---------- Supplied data

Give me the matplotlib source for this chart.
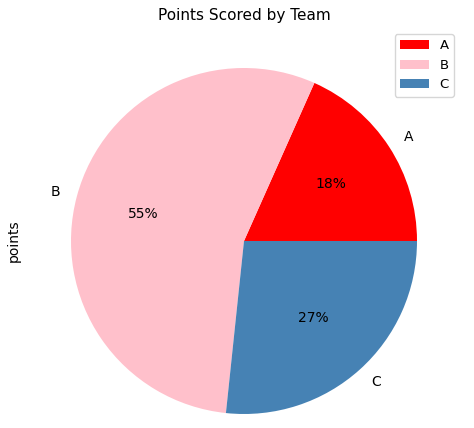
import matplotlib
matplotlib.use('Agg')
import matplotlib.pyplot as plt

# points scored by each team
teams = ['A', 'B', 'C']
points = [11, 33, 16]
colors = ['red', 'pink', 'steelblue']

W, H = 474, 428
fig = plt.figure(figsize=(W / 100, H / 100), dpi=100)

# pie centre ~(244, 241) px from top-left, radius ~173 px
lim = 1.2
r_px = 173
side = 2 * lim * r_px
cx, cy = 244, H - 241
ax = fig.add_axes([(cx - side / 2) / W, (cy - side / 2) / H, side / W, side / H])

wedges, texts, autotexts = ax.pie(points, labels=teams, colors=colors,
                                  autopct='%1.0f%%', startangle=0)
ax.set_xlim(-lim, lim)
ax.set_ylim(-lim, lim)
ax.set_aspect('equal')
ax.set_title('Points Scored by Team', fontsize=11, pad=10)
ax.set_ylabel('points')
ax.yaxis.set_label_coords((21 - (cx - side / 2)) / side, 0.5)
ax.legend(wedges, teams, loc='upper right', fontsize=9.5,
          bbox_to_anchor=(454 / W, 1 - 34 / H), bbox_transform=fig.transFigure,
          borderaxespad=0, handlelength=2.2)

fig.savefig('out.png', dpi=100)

--------------------

Task> Leave out the pictures and repeat the lines from the start of the material through the line with "ax = fig.add_axes([(cx", inclusive.

Task output>
Give me the matplotlib source for this chart.
import matplotlib
matplotlib.use('Agg')
import matplotlib.pyplot as plt

# points scored by each team
teams = ['A', 'B', 'C']
points = [11, 33, 16]
colors = ['red', 'pink', 'steelblue']

W, H = 474, 428
fig = plt.figure(figsize=(W / 100, H / 100), dpi=100)

# pie centre ~(244, 241) px from top-left, radius ~173 px
lim = 1.2
r_px = 173
side = 2 * lim * r_px
cx, cy = 244, H - 241
ax = fig.add_axes([(cx - side / 2) / W, (cy - side / 2) / H, side / W, side / H])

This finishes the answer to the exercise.